Двадцать пятое ноября... Горькая усмешка исказила крепко сжатые губы его волевого рта.
За делами он совсем забыл о самой черной в своей жизни дате. Ровно двадцать лет назад он потерял всех, кто составлял его семью: отца, сестру и.., мать. Точнее женщину, которая растила его и которую он называл матерью. Родную мать он помнить не мог: она умерла, когда ему и года не было. Тогда казалось, что жизнь кончилась, потому что разрушился его привычный мир.
Нельзя сказать, что в их семье все обстояло благополучно. Скорее наоборот, и если бы не та странная метаморфоза, приключившаяся с его матерью, то трагедии не случилось бы. Эдвард был уверен в этом.
Все началось, когда матери было уже под сорок. Слухи о бурных романах этой красивой женщины, наличие которых она поначалу отрицала, становились все более громкими и скандальными. Позже миссис Фрост даже не считала нужным особенно скрывать свои увлечения от мужа. Похоже, причина такого ее поведения скрывалась в осознании безвозвратно уходящей молодости. Возможно, врачи, специалисты по женской психологии, могли бы обозначить такую резкую перемену в поведении каким-нибудь медицинским термином. Только ни опозоренному мужу, ни страдающим от заброшенности детям от этого легче не стало бы. В конце концов, все романтические похождения миссис Фрост завершились страшной трагедией, когда в автомобильной катастрофе погибли трое из четверых членов семьи. Эдварду в то время было всего шестнадцать лет, сестра была на два года моложе.
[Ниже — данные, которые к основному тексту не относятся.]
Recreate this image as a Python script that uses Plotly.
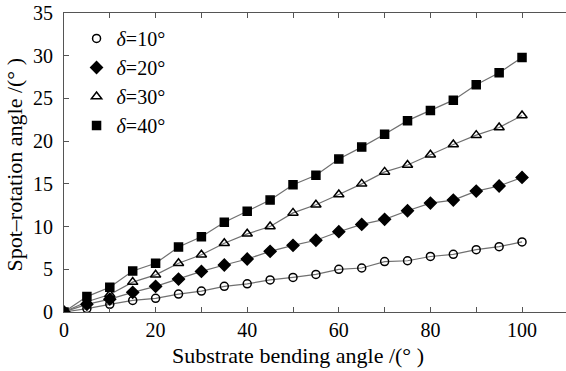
import plotly.graph_objects as go

bend = [0, 5, 10, 15, 20, 25, 30, 35, 40, 45, 50, 55, 60, 65, 70, 75, 80, 85, 90, 95, 100]
d10 = [0, 0.4, 0.9, 1.35, 1.6, 2.1, 2.45, 3.0, 3.3, 3.75, 4.05, 4.4, 5.0, 5.15, 5.9, 6.0, 6.5, 6.75, 7.3, 7.65, 8.2]
d20 = [0, 0.9, 1.5, 2.3, 3.0, 3.85, 4.75, 5.5, 6.2, 7.1, 7.8, 8.4, 9.4, 10.25, 10.85, 11.85, 12.75, 13.1, 14.15, 14.75, 15.75]
d30 = [0, 1.2, 2.05, 3.5, 4.35, 5.7, 6.7, 8.05, 9.15, 10.0, 11.6, 12.55, 13.75, 15.0, 16.4, 17.2, 18.4, 19.6, 20.7, 21.6, 23.0]
d40 = [0, 1.8, 2.9, 4.8, 5.7, 7.6, 8.8, 10.5, 11.8, 13.1, 14.9, 16.0, 17.9, 19.3, 20.8, 22.4, 23.6, 24.8, 26.6, 28.0, 29.8]

series_names = ["<i>δ</i>=10°", "<i>δ</i>=20°", "<i>δ</i>=30°", "<i>δ</i>=40°"]
series_vals = [d10, d20, d30, d40]
symbols = ["circle-open", "diamond", "triangle-up-open", "square"]
sizes = [8, 9, 9, 8]

x_tickvals = [0, 10, 20, 30, 40, 50, 60, 70, 80, 90, 100]
x_ticktext = ["0", "", "20", "", "40", "", "60", "", "80", "", "100"]
y_tickvals = [0, 5, 10, 15, 20, 25, 30, 35]
x_title = "Substrate bending angle /(° )"
y_title = "Spot–rotation angle /(° )"

FF = "Liberation Serif"
F20 = dict(family=FF, size=20, color="black")
F22 = dict(family=FF, size=22, color="black")

fig = go.Figure()
for vals in series_vals:
    fig.add_trace(go.Scatter(x=bend, y=vals, mode="lines", showlegend=False,
                             line=dict(color="#707070", width=1.2)))
for name, vals, sym, sz in zip(series_names, series_vals, symbols, sizes):
    fig.add_trace(go.Scatter(x=bend, y=vals, mode="markers", name=name,
                             marker=dict(symbol=sym, size=sz, color="black",
                                         line=dict(color="black", width=1.5))))

fig.add_annotation(text=x_title, xref="x", yref="paper", x=51, y=0, yshift=-43,
                   xanchor="center", yanchor="middle", showarrow=False, font=F22)
fig.add_annotation(text=y_title, xref="paper", yref="paper", x=0, y=0.49, xshift=-50,
                   xanchor="center", yanchor="middle", textangle=-90,
                   showarrow=False, font=F22)

fig.update_layout(
    template="none",
    width=566, height=371,
    margin=dict(l=64, r=0, t=13, b=59),
    paper_bgcolor="white", plot_bgcolor="white",
    font=F20,
    legend=dict(x=0.025, y=0.98, xanchor="left", yanchor="top",
                bgcolor="rgba(0,0,0,0)", font=F20,
                tracegroupgap=0, itemwidth=30),
    xaxis=dict(range=[0, 109.6], tickvals=x_tickvals, ticktext=x_ticktext,
               tickfont=F20,
               ticks="inside", ticklen=5, tickcolor="#555", showline=True,
               linecolor="#555", linewidth=1.2, mirror="ticks", showgrid=False,
               zeroline=False),
    yaxis=dict(range=[0, 35], tickvals=y_tickvals, tickfont=F20,
               ticks="inside", ticklen=5, tickcolor="#555", showline=True,
               linecolor="#555", linewidth=1.2, showgrid=False, zeroline=False,
               ticklabelstandoff=6),
)

fig.write_html("out.html", config={"displayModeBar": False},
               post_script="document.body.style.margin='0';")
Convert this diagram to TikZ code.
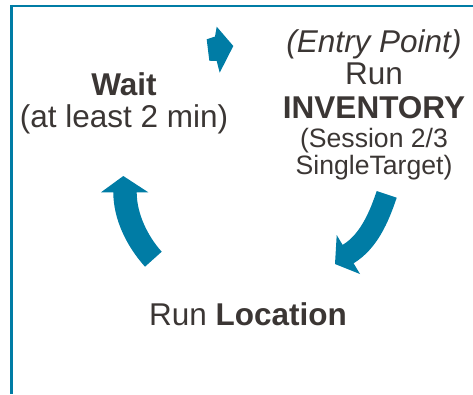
\documentclass[tikz,border=0pt]{standalone}
\usepackage{fontspec}
\setmainfont{Liberation Sans}
\definecolor{teal}{RGB}{0,124,165}
\definecolor{txt}{RGB}{59,54,52}
\begin{document}
\begin{tikzpicture}[x=1pt,y=-1pt,
  lbl/.style={anchor=base,inner sep=0pt,text=txt,font=\fontsize{31.5}{36}\selectfont},
  small/.style={lbl,font=\fontsize{26.6}{30}\selectfont},
  blockarrow/.style={fill=teal,draw=none}]
\useasboundingbox (0,0) rectangle (473,394);
% frame
\draw[teal,line width=2.5pt] (10,6) -- (473,6);
\draw[teal,line width=3pt] (11.5,4.75) -- (11.5,394);
% texts
\node[lbl] (wait1) at (124,95) {\textbf{Wait}};
\node[lbl] (wait2) at (124,127) {(at least 2 min)};
\node[lbl] (inv1) at (374,52) {\textit{(Entry Point)}};
\node[lbl] (inv2) at (374,84) {Run};
\node[lbl] (inv3) at (374,118) {\textbf{INVENTORY}};
\node[small] (inv4) at (374,147) {(Session 2/3};
\node[small] (inv5) at (374,174) {SingleTarget)};
\node[lbl] (loc) at (248,325) {Run \textbf{Location}};
% top small arrow
\fill[blockarrow] (206.7,39.3) -- (215,36.5) -- (216.7,26.7) -- (233.3,46)
  -- (219.7,72.7) -- (216.7,61) -- (209.3,60.7) -- cycle;
% right arrow
\fill[blockarrow] (376.7,191) -- (396.7,197.7)
  .. controls (388.4,222.3) and (377.3,248.7) .. (353.6,263.3)
  -- (360,274) -- (335,264) -- (336.7,235) -- (342.6,244.9)
  .. controls (360.6,234.1) and (370,210.9) .. (376.7,191) -- cycle;
% left arrow
\fill[blockarrow] (123.3,176) -- (148.3,192.3) -- (136.7,192.3)
  .. controls (136.7,213.5) and (147.6,236.1) .. (161.7,251.7)
  -- (145,266.7)
  .. controls (126.9,246.6) and (113.3,219.5) .. (113.3,192.3)
  -- (101,192.3) -- cycle;
\end{tikzpicture}
\end{document}
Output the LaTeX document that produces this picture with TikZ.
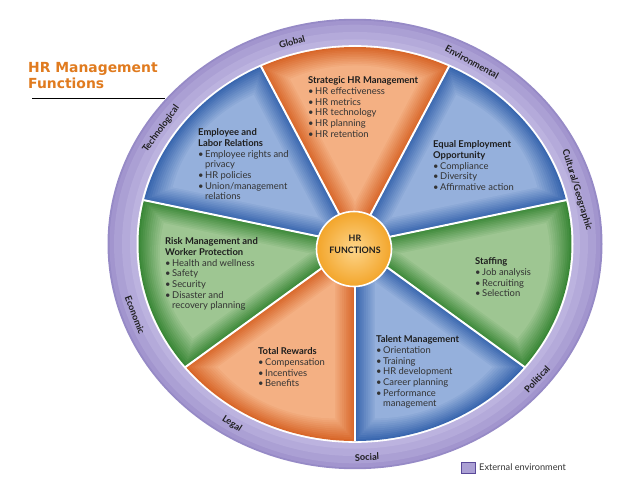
\documentclass[tikz,border=0pt]{standalone}
\usepackage{fontspec}
\newfontfamily\wedgefont{Lato}
\newfontfamily\titlefont{DejaVu Sans}
\definecolor{odark}{HTML}{D8672A}
\definecolor{olight}{HTML}{F4B083}
\definecolor{bdark}{HTML}{3A67AF}
\definecolor{blight}{HTML}{95B0DC}
\definecolor{gdark}{HTML}{3B8838}
\definecolor{glight}{HTML}{9EC692}
\definecolor{ring1}{HTML}{968AC6}
\definecolor{ring2}{HTML}{A295CE}
\definecolor{ring3}{HTML}{ABA0D4}
\definecolor{ring4}{HTML}{B4AADA}
\definecolor{ring5}{HTML}{BCB3DF}
\definecolor{ctrdark}{HTML}{F3A52A}
\definecolor{ctrlight}{HTML}{FDD58A}
\definecolor{txtdark}{HTML}{1E1E1E}
\definecolor{txtgray}{HTML}{333333}
\definecolor{titleorange}{HTML}{E07B1F}
\definecolor{legedge}{HTML}{5A4A99}
\newcommand{\hrwedge}[4]{%
  \pgfmathsetmacro{\wmid}{(#1+#2)/2}%
  \foreach \wi in {0,...,11}{%
    \pgfmathsetmacro{\wsc}{1-\wi*0.028}%
    \pgfmathtruncatemacro{\wpc}{\wi*100/11}%
    \begin{scope}[shift={(\wmid:150.6)}, scale=\wsc, shift={(\wmid+180:150.6)}]
      \fill[#4!\wpc!#3] (0,0) -- (#1:216.5) arc[start angle=#1, end angle=#2, radius=216.5] -- cycle;
    \end{scope}
  }%
}
\newcommand{\hd}[1]{{\bfseries\color{txtdark}#1}}
\newcommand{\bl}{\makebox[7pt][l]{•}}
\newcommand{\ct}{\hspace*{7pt}}
\tikzset{
  wtext/.style={anchor=north west, align=left, inner sep=0pt,
    font=\wedgefont\fontsize{9.4}{10.7}\selectfont, text=txtgray},
  ringlabel/.style={inner sep=0pt, font=\wedgefont\bfseries\fontsize{9.2}{10}\selectfont, text=txtdark},
}
\begin{document}
\begin{tikzpicture}[x=1pt,y=1pt]
\useasboundingbox (0,0) rectangle (638,-479);
% title
\node[name=title, anchor=north west, align=left, inner sep=0pt,
  font=\titlefont\bfseries\fontsize{13.9}{16}\selectfont, text=titleorange]
  at (28,-62) {HR Management\\Functions};
\coordinate (ulA) at (32,-98);
\coordinate (ulB) at (165,-98);
\draw[black, line width=0.8pt] (ulA) -- (ulB);
% wheel
\begin{scope}[shift={(355,-244)}, yscale=0.91]
  \fill[ring1] (0,0) circle (247.5);
  \fill[ring2] (0,0) circle (245.5);
  \fill[ring3] (0,0) circle (241);
  \fill[ring4] (0,0) circle (233);
  \fill[ring5] (0,0) circle (225);
  \fill[white] (0,0) circle (218.5);
  \hrwedge{64.29}{115.71}{odark}{olight}
  \hrwedge{115.71}{167.14}{bdark}{blight}
  \hrwedge{167.14}{218.57}{gdark}{glight}
  \hrwedge{218.57}{270}{odark}{olight}
  \hrwedge{270}{321.43}{bdark}{blight}
  \hrwedge{321.43}{372.86}{gdark}{glight}
  \hrwedge{12.86}{64.29}{bdark}{blight}
  \foreach \a in {64.29,115.71,167.14,218.57,270,321.43,12.86}
    \draw[white, line width=2pt] (0,0) -- (\a:217);
\end{scope}
% centre
\shade[inner color=ctrlight, outer color=ctrdark] (354,-249) circle (37.5);
\draw[white, line width=1.6pt] (354,-249) circle (37.5);
\node[name=center, align=center, inner sep=0pt,
  font=\wedgefont\bfseries\fontsize{8.9}{11.8}\selectfont, text=txtdark]
  at (355,-244) {HR\\FUNCTIONS};
% wedge texts
\node[wtext, name=strat] at (308,-76.5) {\hd{Strategic HR Management}\\\bl HR effectiveness\\\bl HR metrics\\\bl HR technology\\\bl HR planning\\\bl HR retention};
\node[wtext, name=empl] at (198,-128.5) {\hd{Employee and}\\\hd{Labor Relations}\\\bl Employee rights and\\\ct privacy\\\bl HR policies\\\bl Union/management\\\ct relations};
\node[wtext, name=eeo] at (433,-140.5) {\hd{Equal Employment}\\\hd{Opportunity}\\\bl Compliance\\\bl Diversity\\\bl Affirmative action};
\node[wtext, name=staff] at (475,-257.5) {\hd{Staffing}\\\bl Job analysis\\\bl Recruiting\\\bl Selection};
\node[wtext, name=talent] at (376,-335.5) {\hd{Talent Management}\\\bl Orientation\\\bl Training\\\bl HR development\\\bl Career planning\\\bl Performance\\\ct management};
\node[wtext, name=rewards] at (258,-347.5) {\hd{Total Rewards}\\\bl Compensation\\\bl Incentives\\\bl Benefits};
\node[wtext, name=risk] at (165,-237.5) {\hd{Risk Management and}\\\hd{Worker Protection}\\\bl Health and wellness\\\bl Safety\\\bl Security\\\bl Disaster and\\\ct recovery planning};
% ring labels
\node[ringlabel, name=lglobal, rotate=15] at (292,-42) {Global};
\node[ringlabel, name=lenv, rotate=-29] at (472,-62) {Environmental};
\node[ringlabel, name=lcult, rotate=-73] at (577,-190) {Cultural/Geographic};
\node[ringlabel, name=lpol, rotate=47] at (537,-379) {Political};
\node[ringlabel, name=lsoc, rotate=3] at (367,-457) {Social};
\node[ringlabel, name=llegal, rotate=-33] at (232,-424) {Legal};
\node[ringlabel, name=lecon, rotate=-69] at (135,-315) {Economic};
\node[ringlabel, name=ltech, rotate=54] at (161,-129) {Technological};
% legend
\node[name=legbox, draw=legedge, fill=ring3, line width=1pt, minimum width=14pt,
  minimum height=11pt, inner sep=0pt] at (468.5,-468) {};
\node[name=legtext, anchor=west, inner sep=0pt, font=\wedgefont\fontsize{9.2}{10}\selectfont,
  text=txtgray] at (479,-467) {External environment};
\end{tikzpicture}
\end{document}
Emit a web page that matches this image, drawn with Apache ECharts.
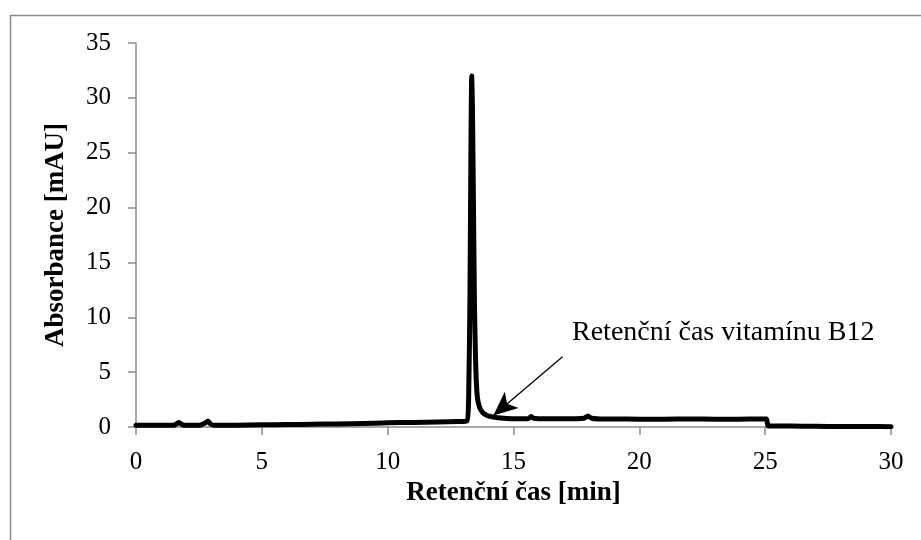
<!DOCTYPE html>
<html>
<head>
<meta charset="utf-8">
<script src="https://cdn.jsdelivr.net/npm/echarts@6/dist/echarts.min.js"></script>
<style>
  html, body { margin: 0; padding: 0; background: #fff; }
  #chart { width: 921px; height: 540px; }
</style>
</head>
<body>
<div id="chart"></div>
<script>
// retenční čas [min]
var times = [
  0, 0.8, 1.5, 1.62, 1.7, 1.78, 1.9, 2.5, 2.78, 2.86, 2.95, 3.1, 4, 5, 6, 7, 8, 9, 10,
  11, 12, 12.8, 13.15, 13.22, 13.27, 13.31, 13.34, 13.37, 13.41, 13.45, 13.5, 13.56,
  13.65, 13.78, 13.95, 14.2, 14.6, 15.2, 15.6, 15.7, 15.8, 16.3, 17, 17.8, 17.96,
  18.1, 18.6, 19.5, 20.5, 21.5, 22.5, 23.5, 24.4, 25.05, 25.12, 26, 27, 28, 29, 30
];
// absorbance [mAU]
var absorb = [
  0.15, 0.15, 0.15, 0.3, 0.4, 0.3, 0.15, 0.15, 0.4, 0.55, 0.3, 0.15, 0.17, 0.2, 0.22, 0.25, 0.28, 0.32, 0.38,
  0.42, 0.46, 0.5, 0.55, 3, 12, 26, 32, 29, 20, 11, 5.5, 2.8,
  1.8, 1.3, 1.05, 0.9, 0.8, 0.75, 0.78, 0.95, 0.8, 0.75, 0.75, 0.8, 1.0,
  0.8, 0.72, 0.72, 0.7, 0.72, 0.72, 0.7, 0.72, 0.72, 0.1, 0.08, 0.06, 0.05, 0.04, 0.03
];
var xTicks = [0, 5, 10, 15, 20, 25, 30];
var yTicks = [0, 5, 10, 15, 20, 25, 30, 35];
var noteText = 'Retenční čas vitamínu B12';
var arrowFrom = [16.95, 6.4];
var arrowTo = [14.2, 1.05];

var points = times.map(function (t, i) { return [t, absorb[i]]; });

var chart = echarts.init(document.getElementById('chart'));
var serif = '"Liberation Serif", "DejaVu Serif", serif';
var axisGray = '#8c8c8c';

var option = {
  animation: false,
  backgroundColor: '#fff',
  grid: { left: 136, right: 30, top: 43, bottom: 113, containLabel: false },
  xAxis: {
    type: 'value',
    min: xTicks[0],
    max: xTicks[xTicks.length - 1],
    interval: 5,
    name: 'Retenční čas [min]',
    nameLocation: 'middle',
    nameGap: 40,
    nameTextStyle: { fontFamily: serif, fontWeight: 'bold', fontSize: 27, color: '#000' },
    axisLine: { lineStyle: { color: axisGray, width: 1.5 } },
    axisTick: { show: true, length: 8, lineStyle: { color: axisGray, width: 1.5 } },
    axisLabel: { fontFamily: serif, fontSize: 25, color: '#000', margin: 23 },
    splitLine: { show: false }
  },
  yAxis: {
    type: 'value',
    min: yTicks[0],
    max: yTicks[yTicks.length - 1],
    interval: 5,
    name: 'Absorbance [mAU]',
    nameLocation: 'middle',
    nameGap: 66,
    nameTextStyle: { fontFamily: serif, fontWeight: 'bold', fontSize: 27, color: '#000' },
    axisLine: { show: true, lineStyle: { color: axisGray, width: 1.5 } },
    axisTick: { show: true, length: 8, lineStyle: { color: axisGray, width: 1.5 } },
    axisLabel: { fontFamily: serif, fontSize: 25, color: '#000', margin: 25 },
    splitLine: { show: false }
  },
  series: [
    {
      type: 'line',
      data: points,
      showSymbol: false,
      smooth: 0.2,
      lineStyle: { color: '#000', width: 5, cap: 'round', join: 'round' },
      z: 3,
      markLine: {
        silent: true,
        z: 10,
        symbol: ['none', 'arrow'],
        symbolSize: [16, 24],
        lineStyle: { color: '#000', width: 1.3, type: 'solid' },
        label: { show: false },
        data: [[{ coord: arrowFrom }, { coord: arrowTo }]]
      }
    }
  ],
  graphic: [
    {
      type: 'rect',
      shape: { x: 10.5, y: 15.5, width: 930, height: 540 },
      style: { fill: 'none', stroke: '#8c8c8c', lineWidth: 1.5 },
      silent: true
    },
    {
      type: 'text',
      left: 572,
      top: 319,
      style: { text: noteText, fontFamily: serif, fontSize: 28, fill: '#000' }
    }
  ]
};
chart.setOption(option);
</script>
</body>
</html>
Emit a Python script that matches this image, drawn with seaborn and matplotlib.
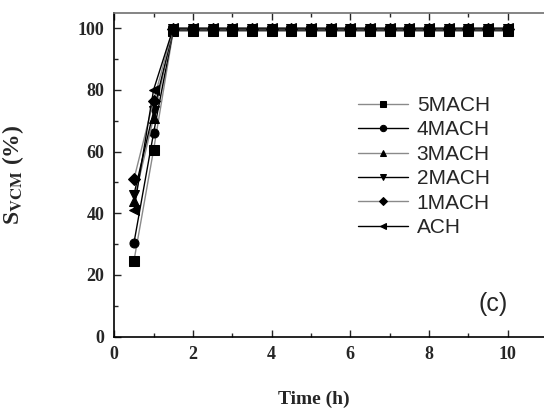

Как ни был Эдвард привязан к отцу и матери, самым большим горем для него явилась гибель любимой сестры Нэнси. Она олицетворяла собой прекрасное в своей чистоте женское начало, что в пору становления личности Эдварда ему было так необходимо. Проходили годы, а память о Нэнси так и хранилась нетронутой в его сердце.
Чаще всего он вспоминал их последнюю прогулку. Он шел за ней по узкой тропинке, любуясь густыми светлыми волосами с медовым отливом, спускавшимися каскадом по худенькой спине до тонкой талии. Смеясь, Нэнси что-то говорила ему. И, когда оборачивалась, он видел ее точеный носик, усыпанный веснушками, еще по-детски припухлые губы, маленькие, но уже оформившиеся груди, торчавшие под свитером. У нее были такие же, как у него, голубые глаза. Сквозь матовую белизну лица проступал румянец, а задорная улыбка позволяла увидеть два ряда белоснежных зубов.
Стройные ноги легко несли ее, узкие бедра покачивались в такт шагам...
Словом, Нэнси была и оставалась для Эдварда Фроста даже через двадцать лет идеалом женщины. Говорят, что у каждого человека на земле существует двойник, вспомнил Эдвард.